* _DATASET SECTION_
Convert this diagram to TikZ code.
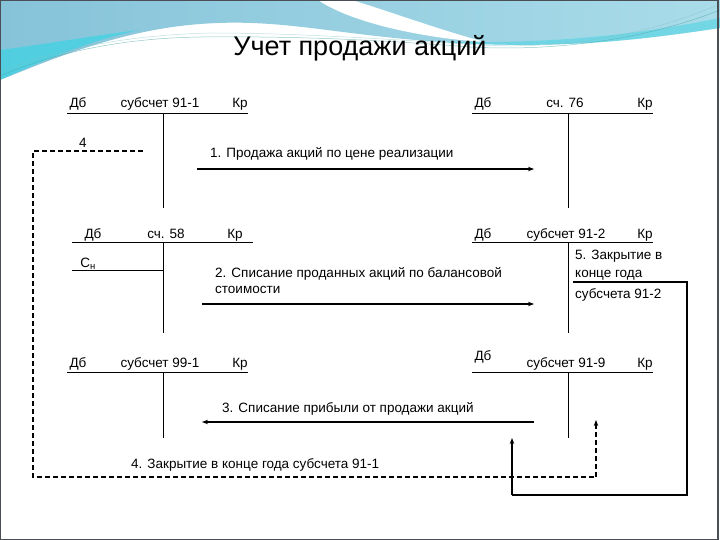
\documentclass[tikz,border=0pt]{standalone}
\usepackage{fontspec}
\setmainfont{Liberation Sans}
\usetikzlibrary{arrows.meta}
\definecolor{bandl}{HTML}{86C3D9}
\definecolor{bandr}{HTML}{A9DCE9}
\definecolor{wavecyan}{HTML}{3FD3E3}
\definecolor{frame}{HTML}{4A4F55}
\newcommand{\lbfont}{\fontsize{13.5}{16}\selectfont}

\begin{document}
\begin{tikzpicture}[x=1pt,y=-1pt,>=Stealth,
  lbl/.style={font=\lbfont,anchor=base,inner sep=0pt},
  lbll/.style={lbl,anchor=base west},
  acct/.style={line width=0.9pt},
  post/.style={line width=2.3pt,-{Stealth[length=6pt,width=4.5pt]}},
  closing/.style={line width=1.3pt,dash pattern=on 5pt off 3pt}]
  \useasboundingbox (0,0) rectangle (720,540);
  % background: blue band at the top
  \shade[left color=bandl,right color=bandr]
    (0,0) -- (720,0) -- (720,28)
    .. controls (640,40) and (560,50) .. (440,42)
    .. controls (330,34) and (280,18) .. (200,24)
    .. controls (120,30) and (50,60) .. (0,80) -- cycle;
  \fill[wavecyan,opacity=0.75]
    (0,50) .. controls (40,45) and (90,36) .. (140,30)
    .. controls (90,40) and (40,62) .. (0,80) -- cycle;
  \fill[wavecyan,opacity=0.5]
    (440,42) .. controls (560,50) and (640,40) .. (720,28) -- (720,18)
    .. controls (640,34) and (560,44) .. (440,42) -- cycle;
  % white stripe on the right
  \fill[white] (318,0) -- (352,0)
    .. controls (400,15) and (440,30) .. (485,42)
    .. controls (420,38) and (350,22) .. (318,0) -- cycle;
  % thin lines along the wave
  \draw[teal!70,opacity=0.6,line width=0.5pt]
    (0,76) .. controls (60,50) and (130,38) .. (200,37)
    .. controls (300,36) and (380,40) .. (470,47)
    .. controls (560,52) and (650,38) .. (720,10);
  \draw[teal!50,opacity=0.5,line width=0.5pt]
    (0,72) .. controls (60,48) and (130,35) .. (210,33)
    .. controls (300,33) and (400,40) .. (480,45)
    .. controls (580,50) and (660,30) .. (720,4);
  % slide frame
  \draw[frame,line width=1.2pt] (0.6,0.6) rectangle (718,539.4);
  % title
  \node[font=\fontsize{27}{30}\selectfont,inner sep=0pt] (title) at (360,48) {Учет продажи акций};

  % T-account: subaccount 91-1
  \node[lbl] (db911) at (78,108) {Дб};
  \node[lbl] (nm911) at (160,108) {субсчет 91-1};
  \node[lbl] (kr911) at (240,108) {Кр};
  \draw[acct] (67,113) -- (248,113);
  \draw[acct] (163,113) -- (163,208);
  \node[lbl] (n4) at (83,148) {4};

  % T-account: 58
  \node[lbl] (db58) at (93,238) {Дб};
  \node[lbl] (nm58) at (166,238) {сч. 58};
  \node[lbl] (kr58) at (235,238) {Кр};
  \draw[acct] (72,242) -- (253,242);
  \draw[acct] (163,242) -- (163,333);
  \node[lbl] (sn) at (88,267) {С\textsubscript{н}};
  \draw[acct] (72,270) -- (163,270);

  % T-account: subaccount 99-1
  \node[lbl] (db991) at (78,367) {Дб};
  \node[lbl] (nm991) at (160,367) {субсчет 99-1};
  \node[lbl] (kr991) at (240,367) {Кр};
  \draw[acct] (67,372) -- (248,372);
  \draw[acct] (163,372) -- (163,438);

  % T-account: 76
  \node[lbl] (db76) at (483,108) {Дб};
  \node[lbl] (nm76) at (565,108) {сч. 76};
  \node[lbl] (kr76) at (645,108) {Кр};
  \draw[acct] (472,113) -- (653,113);
  \draw[acct] (568,113) -- (568,208);

  % T-account: subaccount 91-2
  \node[lbl] (db912) at (483,238) {Дб};
  \node[lbl] (nm912) at (566,238) {субсчет 91-2};
  \node[lbl] (kr912) at (645,238) {Кр};
  \draw[acct] (472,242) -- (653,242);
  \draw[acct] (568,242) -- (568,333);

  % T-account: subaccount 91-9
  \node[lbl] (db919) at (483,360) {Дб};
  \node[lbl] (nm919) at (566,367) {субсчет 91-9};
  \node[lbl] (kr919) at (645,367) {Кр};
  \draw[acct] (472,372) -- (653,372);
  \draw[acct] (568,372) -- (568,438);

  % entries
  \node[lbll] (t1) at (210,158) {1. Продажа акций по цене реализации};
  \coordinate (p1a) at (197,169);
  \coordinate (p1b) at (534,169);
  \draw[post] (p1a) -- (p1b);

  \node[lbll] (t2) at (215,277) {2. Списание проданных акций по балансовой};
  \node[lbll] (t2b) at (215,293) {стоимости};
  \coordinate (p2a) at (202,304);
  \coordinate (p2b) at (534,304);
  \draw[post] (p2a) -- (p2b);

  \node[lbll] (t3) at (222,412) {3. Списание прибыли от продажи акций};
  \coordinate (p3a) at (534,422);
  \coordinate (p3b) at (202,422);
  \draw[post] (p3a) -- (p3b);

  % closing 91-1 (dashed)
  \node[lbll] (t4) at (131,468) {4. Закрытие в конце года субсчета 91-1};
  \coordinate (c4a) at (143,151);
  \coordinate (c4b) at (33,151);
  \coordinate (c4c) at (33,477);
  \coordinate (c4d) at (596,477);
  \coordinate (c4e) at (596,420);
  \draw[closing] (c4a) -- (c4b) -- (c4c) -- (c4d);
  \draw[closing,-{Stealth[length=6pt,width=4.5pt]}] (c4d) -- (c4e);

  % closing 91-2
  \node[lbll] (t5) at (575,259) {5. Закрытие в};
  \node[lbll] (t5b) at (575,277) {конце года};
  \node[lbll] (t5c) at (575,298) {субсчета 91-2};
  \coordinate (c5a) at (573,282);
  \coordinate (c5b) at (687,282);
  \coordinate (c5c) at (687,495);
  \coordinate (c5d) at (512,495);
  \coordinate (c5e) at (512,438);
  \draw[line width=1.2pt] (c5a) -- (c5b) -- (c5c) -- (c5d);
  \draw[line width=2pt,-{Stealth[length=6pt,width=4.5pt]}] (c5d) -- (c5e);
\end{tikzpicture}
\end{document}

* _DIRECTIONS_
Go through the material above and print all of it exactly, except the pictures.

* _EXERCISE OUTPUT_
Convert this diagram to TikZ code.
\documentclass[tikz,border=0pt]{standalone}
\usepackage{fontspec}
\setmainfont{Liberation Sans}
\usetikzlibrary{arrows.meta}
\definecolor{bandl}{HTML}{86C3D9}
\definecolor{bandr}{HTML}{A9DCE9}
\definecolor{wavecyan}{HTML}{3FD3E3}
\definecolor{frame}{HTML}{4A4F55}
\newcommand{\lbfont}{\fontsize{13.5}{16}\selectfont}

\begin{document}
\begin{tikzpicture}[x=1pt,y=-1pt,>=Stealth,
  lbl/.style={font=\lbfont,anchor=base,inner sep=0pt},
  lbll/.style={lbl,anchor=base west},
  acct/.style={line width=0.9pt},
  post/.style={line width=2.3pt,-{Stealth[length=6pt,width=4.5pt]}},
  closing/.style={line width=1.3pt,dash pattern=on 5pt off 3pt}]
  \useasboundingbox (0,0) rectangle (720,540);
  % background: blue band at the top
  \shade[left color=bandl,right color=bandr]
    (0,0) -- (720,0) -- (720,28)
    .. controls (640,40) and (560,50) .. (440,42)
    .. controls (330,34) and (280,18) .. (200,24)
    .. controls (120,30) and (50,60) .. (0,80) -- cycle;
  \fill[wavecyan,opacity=0.75]
    (0,50) .. controls (40,45) and (90,36) .. (140,30)
    .. controls (90,40) and (40,62) .. (0,80) -- cycle;
  \fill[wavecyan,opacity=0.5]
    (440,42) .. controls (560,50) and (640,40) .. (720,28) -- (720,18)
    .. controls (640,34) and (560,44) .. (440,42) -- cycle;
  % white stripe on the right
  \fill[white] (318,0) -- (352,0)
    .. controls (400,15) and (440,30) .. (485,42)
    .. controls (420,38) and (350,22) .. (318,0) -- cycle;
  % thin lines along the wave
  \draw[teal!70,opacity=0.6,line width=0.5pt]
    (0,76) .. controls (60,50) and (130,38) .. (200,37)
    .. controls (300,36) and (380,40) .. (470,47)
    .. controls (560,52) and (650,38) .. (720,10);
  \draw[teal!50,opacity=0.5,line width=0.5pt]
    (0,72) .. controls (60,48) and (130,35) .. (210,33)
    .. controls (300,33) and (400,40) .. (480,45)
    .. controls (580,50) and (660,30) .. (720,4);
  % slide frame
  \draw[frame,line width=1.2pt] (0.6,0.6) rectangle (718,539.4);
  % title
  \node[font=\fontsize{27}{30}\selectfont,inner sep=0pt] (title) at (360,48) {Учет продажи акций};

  % T-account: subaccount 91-1
  \node[lbl] (db911) at (78,108) {Дб};
  \node[lbl] (nm911) at (160,108) {субсчет 91-1};
  \node[lbl] (kr911) at (240,108) {Кр};
  \draw[acct] (67,113) -- (248,113);
  \draw[acct] (163,113) -- (163,208);
  \node[lbl] (n4) at (83,148) {4};

  % T-account: 58
  \node[lbl] (db58) at (93,238) {Дб};
  \node[lbl] (nm58) at (166,238) {сч. 58};
  \node[lbl] (kr58) at (235,238) {Кр};
  \draw[acct] (72,242) -- (253,242);
  \draw[acct] (163,242) -- (163,333);
  \node[lbl] (sn) at (88,267) {С\textsubscript{н}};
  \draw[acct] (72,270) -- (163,270);

  % T-account: subaccount 99-1
  \node[lbl] (db991) at (78,367) {Дб};
  \node[lbl] (nm991) at (160,367) {субсчет 99-1};
  \node[lbl] (kr991) at (240,367) {Кр};
  \draw[acct] (67,372) -- (248,372);
  \draw[acct] (163,372) -- (163,438);

  % T-account: 76
  \node[lbl] (db76) at (483,108) {Дб};
  \node[lbl] (nm76) at (565,108) {сч. 76};
  \node[lbl] (kr76) at (645,108) {Кр};
  \draw[acct] (472,113) -- (653,113);
  \draw[acct] (568,113) -- (568,208);

  % T-account: subaccount 91-2
  \node[lbl] (db912) at (483,238) {Дб};
  \node[lbl] (nm912) at (566,238) {субсчет 91-2};
  \node[lbl] (kr912) at (645,238) {Кр};
  \draw[acct] (472,242) -- (653,242);
  \draw[acct] (568,242) -- (568,333);

  % T-account: subaccount 91-9
  \node[lbl] (db919) at (483,360) {Дб};
  \node[lbl] (nm919) at (566,367) {субсчет 91-9};
  \node[lbl] (kr919) at (645,367) {Кр};
  \draw[acct] (472,372) -- (653,372);
  \draw[acct] (568,372) -- (568,438);

  % entries
  \node[lbll] (t1) at (210,158) {1. Продажа акций по цене реализации};
  \coordinate (p1a) at (197,169);
  \coordinate (p1b) at (534,169);
  \draw[post] (p1a) -- (p1b);

  \node[lbll] (t2) at (215,277) {2. Списание проданных акций по балансовой};
  \node[lbll] (t2b) at (215,293) {стоимости};
  \coordinate (p2a) at (202,304);
  \coordinate (p2b) at (534,304);
  \draw[post] (p2a) -- (p2b);

  \node[lbll] (t3) at (222,412) {3. Списание прибыли от продажи акций};
  \coordinate (p3a) at (534,422);
  \coordinate (p3b) at (202,422);
  \draw[post] (p3a) -- (p3b);

  % closing 91-1 (dashed)
  \node[lbll] (t4) at (131,468) {4. Закрытие в конце года субсчета 91-1};
  \coordinate (c4a) at (143,151);
  \coordinate (c4b) at (33,151);
  \coordinate (c4c) at (33,477);
  \coordinate (c4d) at (596,477);
  \coordinate (c4e) at (596,420);
  \draw[closing] (c4a) -- (c4b) -- (c4c) -- (c4d);
  \draw[closing,-{Stealth[length=6pt,width=4.5pt]}] (c4d) -- (c4e);

  % closing 91-2
  \node[lbll] (t5) at (575,259) {5. Закрытие в};
  \node[lbll] (t5b) at (575,277) {конце года};
  \node[lbll] (t5c) at (575,298) {субсчета 91-2};
  \coordinate (c5a) at (573,282);
  \coordinate (c5b) at (687,282);
  \coordinate (c5c) at (687,495);
  \coordinate (c5d) at (512,495);
  \coordinate (c5e) at (512,438);
  \draw[line width=1.2pt] (c5a) -- (c5b) -- (c5c) -- (c5d);
  \draw[line width=2pt,-{Stealth[length=6pt,width=4.5pt]}] (c5d) -- (c5e);
\end{tikzpicture}
\end{document}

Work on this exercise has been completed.